Clearly, the months it takes to quantify the allowed U.S. retaliation will also be a period of intense political negotiations between the U.S. and the EU.

“The leverage of retaliation will drive the negotiation,” the U.S. lawyer said.

For its part, the EU side will offer to adjust its financing for airplane development so as to comply with WTO rules.

The Airbus news release Tuesday suggested that bringing the A350 and A380 launch aid loan programs into line with WTO requirements would require only “minor action” and “tweaks” to the terms of the loans.

Airbus General Counsel John Harrison said Tuesday the jetmaker “will do what is necessary to correct any errors,” without being specific.

The U.S. lawyer said the advantage in this negotiation lies heavily with the American side. He said it will fall to the U.S. to accept or reject any EU offer of compensation.

Trade war or settlement?

Two extraneous issues will have an impact on how this Airbus case plays out.

One is the impact of the parallel case against Boeing. The WTO ruled last year that the Washington state business-tax rate reduction — worth about $800 million to Boeing since 2004 through 2016 — is an illegal subsidy and that Boeing has failed to fix it.

A ruling on the U.S. appeal of that ruling is due in about nine months. If it loses, Boeing will be in the same position Airbus is in now.

However the two sides differ wildly in interpreting the scope of the penalty Boeing might face if it does lose.

Boeing argues that the level of subsidy Airbus has received with launch aid loans dwarfs Boeing’s savings from the state tax breaks.

In contrast, Airbus argues that every 787 Dreamliner sale was illegally subsidized and will warrant a penalty. So in a news release Tuesday, Airbus said that any potential U.S. sanctions are “likely to be minor” compared to what could come of the European case against Boeing.

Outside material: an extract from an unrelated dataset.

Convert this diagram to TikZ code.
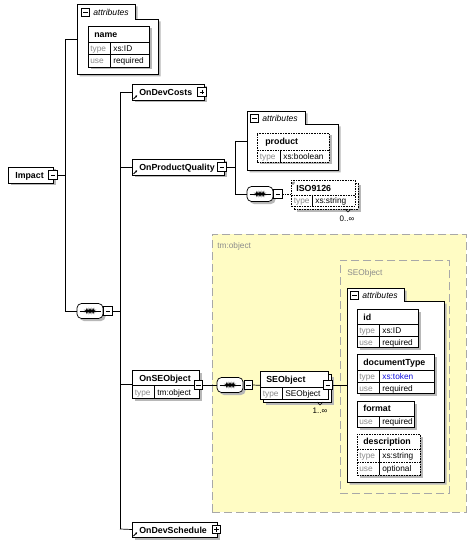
\documentclass[tikz,border=0pt]{standalone}
\usepackage{fontspec}
\setmainfont{Liberation Sans}
\usetikzlibrary{shadows,arrows.meta}
\definecolor{yel}{HTML}{FFFCC4}
\definecolor{dgray}{HTML}{A8A8A8}
\definecolor{lbl}{HTML}{8C8C8C}
\definecolor{tok}{HTML}{1010E0}
\begin{document}
\begin{tikzpicture}[x=1pt,y=-1pt,line width=0.7pt,
  shd/.style={drop shadow={shadow xshift=2.5pt,shadow yshift=-2.5pt,fill=black!28,opacity=1}},
  box/.style={draw,fill=white,rectangle,anchor=north west,inner sep=0,outer sep=0,shd},
  dbox/.style={box,dash pattern=on 1.6pt off 1pt},
  nm/.style={inner sep=0,anchor=base west,font=\fontsize{8.8}{10}\selectfont\bfseries},
  lab/.style={inner sep=0,anchor=base west,font=\fontsize{8.3}{10}\selectfont,text=lbl},
  val/.style={inner sep=0,anchor=base west,font=\fontsize{8.3}{10}\selectfont},
  att/.style={inner sep=0,anchor=base west,font=\fontsize{8.6}{10}\selectfont\itshape},
  pm/.style={draw,fill=white,minimum size=8.5pt,inner sep=0,outer sep=0},
  minus/.style={pm,path picture={\draw[black,line width=0.8pt] ([xshift=1.8pt]path picture bounding box.west) -- ([xshift=-1.8pt]path picture bounding box.east);}},
  plus/.style={pm,path picture={\draw[black,line width=0.8pt] ([xshift=1.8pt]path picture bounding box.west) -- ([xshift=-1.8pt]path picture bounding box.east);\draw[black,line width=0.8pt] ([yshift=-1.8pt]path picture bounding box.north) -- ([yshift=1.8pt]path picture bounding box.south);}},
  seq/.style={draw,fill=white,rounded corners=4.5pt,minimum width=26pt,minimum height=15pt,inner sep=0,outer sep=0,shd,
    path picture={\draw[black] ([xshift=2.5pt]path picture bounding box.west) -- ([xshift=-2.5pt]path picture bounding box.east);
      \foreach \dd in {-2.9,0,2.9} \fill[black] ([xshift=\dd pt]path picture bounding box.center) +(-1.1pt,-1.1pt) rectangle +(1.1pt,1.1pt);}},
  refarrow/.style={-{Stealth[length=2.2pt,width=2.2pt]},line width=0.8pt},
  mult/.style={inner sep=0,font=\fontsize{8}{10}\selectfont}
]
\useasboundingbox (0,0) rectangle (474,545);
\fill[white] (0,0) rectangle (474,545);

% ---------- yellow type region ----------
\node[draw=dgray,fill=yel,line width=0.9pt,dash pattern=on 8pt off 4pt,rectangle,anchor=north west,inner sep=0,minimum width=254pt,minimum height=278pt] (tmobj) at (212,234) {};
\node[lab] (tmobjlbl) at (217,248) {tm:object};
\node[draw=dgray,line width=0.9pt,dash pattern=on 8pt off 4pt,rectangle,anchor=north west,inner sep=0,minimum width=109pt,minimum height=233pt] (seobjgrp) at (340,260) {};
\node[lab] (seobjlbl) at (347,275) {SEObject};

% ---------- junction coordinates ----------
\coordinate (j1t) at (65,39);
\coordinate (j1b) at (65,311);
\coordinate (j2t) at (120,92);
\coordinate (j2b) at (120,529);
\coordinate (j3t) at (235,141);
\coordinate (j3b) at (235,194);
\coordinate (att1w) at (77,39);
\coordinate (att2w) at (247,141);
\coordinate (att3w) at (347,385);

% ---------- Impact ----------
\node[box,minimum width=45pt,minimum height=16pt] (impact) at (8,167) {};
\node[nm] (impacttxt) at (15,178.5) {Impact};
\node[minus] (mimpact) at (53,175) {};

% ---------- top attributes ----------
\path[draw,fill=white,shd] (77,4) -- (135,4) -- (135,19) -- (158,19) -- (158,74) -- (77,74) -- cycle;
\node[minus] (matt1) at (85.5,12.5) {};
\node[att] (att1txt) at (93,15.5) {attributes};
\node[box,minimum width=61pt,minimum height=41pt] (name) at (88,26) {};
\draw (88,42) -- (149,42) (88,54) -- (149,54) (110,42) -- (110,67);
\node[nm] (nametxt) at (94,37.5) {name};
\node[lab] at (90,51.5) {type};
\node[val] at (113,51.5) {xs:ID};
\node[lab] at (90,63.5) {use};
\node[val] at (113,63.5) {required};

% ---------- connectors level 1 ----------
\draw (mimpact.east) -- (mimpact.east -| j1t);
\draw (att1w) -- (j1t) -- (j1b);
\node[seq] (seq1) at (90,311) {};
\node[minus] (mseq1) at (108,311) {};
\draw (j1b) -- (seq1.west);
\draw (mseq1.east) -- (mseq1.east -| j2t);
\draw (j2t) -- (j2b);

% ---------- OnDevCosts ----------
\node[box,minimum width=72pt,minimum height=16pt] (devcosts) at (132,84) {};
\node[nm] at (139,95.5) {OnDevCosts};
\node[plus] (pdevcosts) at (202,92) {};
\draw[refarrow] (133.5,99) -- (137.2,95.3);
\draw (j2t) -- (devcosts.west);

% ---------- OnProductQuality ----------
\node[box,minimum width=92pt,minimum height=16pt] (prodq) at (132,159) {};
\node[nm] at (139,170.5) {OnProductQuality};
\node[minus] (mprodq) at (222,167) {};
\draw[refarrow] (133.5,174) -- (137.2,170.3);
\draw (prodq.west -| j2t) -- (prodq.west);
\draw (mprodq.east) -- (mprodq.east -| j3t);
\draw (j3t) -- (j3b);
\draw (j3t) -- (att2w);

% attributes 2
\path[draw,fill=white,shd] (247,111) -- (305,111) -- (305,124) -- (338,124) -- (338,170) -- (247,170) -- cycle;
\node[minus] (matt2) at (254.5,118.5) {};
\node[att] at (262,121.5) {attributes};
\node[dbox,minimum width=72pt,minimum height=29pt] (product) at (257,133) {};
\draw[dash pattern=on 1.6pt off 1pt] (257,150) -- (329,150);
\draw (280,150) -- (280,162);
\node[nm] at (265,144.5) {product};
\node[lab] at (259.5,159.5) {type};
\node[val] at (283,159.5) {xs:boolean};

% sequence 2 and ISO9126
\node[seq] (seq2) at (260,194) {};
\node[minus] (mseq2) at (278,194) {};
\draw (j3b) -- (seq2.west);
\node[dbox,minimum width=64pt,minimum height=26pt] (isoback) at (294,183) {};
\node[draw,fill=white,rectangle,anchor=north west,inner sep=0,dash pattern=on 1.6pt off 1pt,minimum width=64pt,minimum height=26pt] (iso) at (291,180) {};
\draw[dash pattern=on 1.6pt off 1pt] (mseq2.east) -- (iso.west |- mseq2.east);
\draw[dash pattern=on 1.6pt off 1pt] (291,195) -- (355,195);
\draw (312,195) -- (312,206);
\node[inner sep=0,font=\fontsize{5}{5}\selectfont] at (293.5,183.5) {\#};
\node[nm] at (296,191.5) {ISO9126};
\node[lab] at (293.5,204) {type};
\node[val] at (315,204) {xs:string};
\draw[line width=0.6pt] (345,209) -- (348,212) -- (351,209);
\node[mult] (isomult) at (347,218.5) {0..∞};

% ---------- OnSEObject ----------
\node[box,minimum width=67pt,minimum height=28pt] (onse) at (132,370) {};
\draw (132,385) -- (199,385) (154,385) -- (154,398);
\node[nm] at (139,381) {OnSEObject};
\node[lab] at (134.5,395) {type};
\node[val] at (157,395) {tm:object};
\node[minus] (monse) at (198.5,385) {};
\draw (onse.west -| j2t) -- (onse.west);

\node[seq] (seq3) at (230,385) {};
\node[minus] (mseq3) at (248.5,385) {};
\draw (monse.east) -- (seq3.west);
\node[box,minimum width=68pt,minimum height=28pt] (seback) at (263,374) {};
\node[draw,fill=white,rectangle,anchor=north west,inner sep=0,minimum width=68pt,minimum height=28pt] (seobj) at (260,371) {};
\draw (260,387) -- (328,387) (282,387) -- (282,399);
\node[nm] at (266,382.5) {SEObject};
\node[lab] at (262.5,396) {type};
\node[val] at (285,396) {SEObject};
\node[minus] (mseobj) at (328,385) {};
\draw (mseq3.east) -- (seobj.west);
\draw (mseobj.east) -- (att3w);
\draw[line width=0.6pt] (317,402) -- (320,405) -- (323,402);
\node[mult] (semult) at (320,410.5) {1..∞};

% attributes 3
\path[draw,fill=white,shd] (347,288) -- (404,288) -- (404,301) -- (444,301) -- (444,482) -- (347,482) -- cycle;
\node[minus] (matt3) at (354.5,295.5) {};
\node[att] at (362,298.5) {attributes};

\node[box,minimum width=61pt,minimum height=38pt] (id) at (357,309) {};
\draw (357,324) -- (418,324) (357,336) -- (418,336) (379,324) -- (379,347);
\node[nm] at (363,320) {id};
\node[lab] at (359,333) {type};
\node[val] at (382,333) {xs:ID};
\node[lab] at (359,345) {use};
\node[val] at (382,345) {required};

\node[box,minimum width=77pt,minimum height=39pt] (doctype) at (357,354) {};
\draw (357,370) -- (434,370) (357,382) -- (434,382) (379,370) -- (379,393);
\node[nm] at (363,365.5) {documentType};
\node[lab] at (359,379) {type};
\node[val,text=tok] at (382,379) {xs:token};
\node[lab] at (359,391) {use};
\node[val] at (382,391) {required};

\node[box,minimum width=57pt,minimum height=26pt] (format) at (357,401) {};
\draw (357,416) -- (414,416) (379,416) -- (379,427);
\node[nm] at (363,411.5) {format};
\node[lab] at (359,424.5) {use};
\node[val] at (382,424.5) {required};

\node[dbox,minimum width=63pt,minimum height=41pt] (desc) at (357,434) {};
\draw[dash pattern=on 1.6pt off 1pt] (357,449) -- (420,449) (357,462) -- (420,462);
\draw (379,449) -- (379,475);
\node[nm] at (363,444.5) {description};
\node[lab] at (359,458.5) {type};
\node[val] at (382,458.5) {xs:string};
\node[lab] at (359,471.5) {use};
\node[val] at (382,471.5) {optional};

% ---------- OnDevSchedule ----------
\node[box,minimum width=85pt,minimum height=15pt] (devsched) at (132,522) {};
\node[nm] at (139,533) {OnDevSchedule};
\node[plus] (pdevsched) at (216.5,529.5) {};
\draw[refarrow] (133.5,536) -- (137.2,532.3);
\draw (j2b) -- (devsched.west);
\end{tikzpicture}
\end{document}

A senior Airbus executive and trade lawyer in January warned that if the U.S. imposes tariffs, the EU “will retaliate with megatons to the U.S.’s kilotons.

Logic might dictate that a final settlement of this aerospace-industry dispute between the U.S. and the EU would have to await resolution of both cases.

But perhaps not, because the second issue is the current political climate under Trump.

He has moved aggressively on trade issues with little regard for rules and precedent, and without recourse to international institutions.

For instance, the administration justified the proposed aluminum and steel tariffs as a matter of national security without any attempt to bring a case to the WTO.

The Commerce Department likewise aggressively pursued Boeing’s case against Canadian jetmaker Bombardier over its CSeries jet, before that case went down in flames earlier this year.

Airbus CEO Enders in January accused Boeing of “ruthlessly surfing on this ‘America-First’ wave.”

Yet the Airbus case long predates Trump and has played out over years strictly according to the slow-moving international rules.

That it’s coming to a head at this moment of a U.S. hard line on global trade policy lends an unpredictable edge to any settlement negotiations and elevates the risk of a trade war.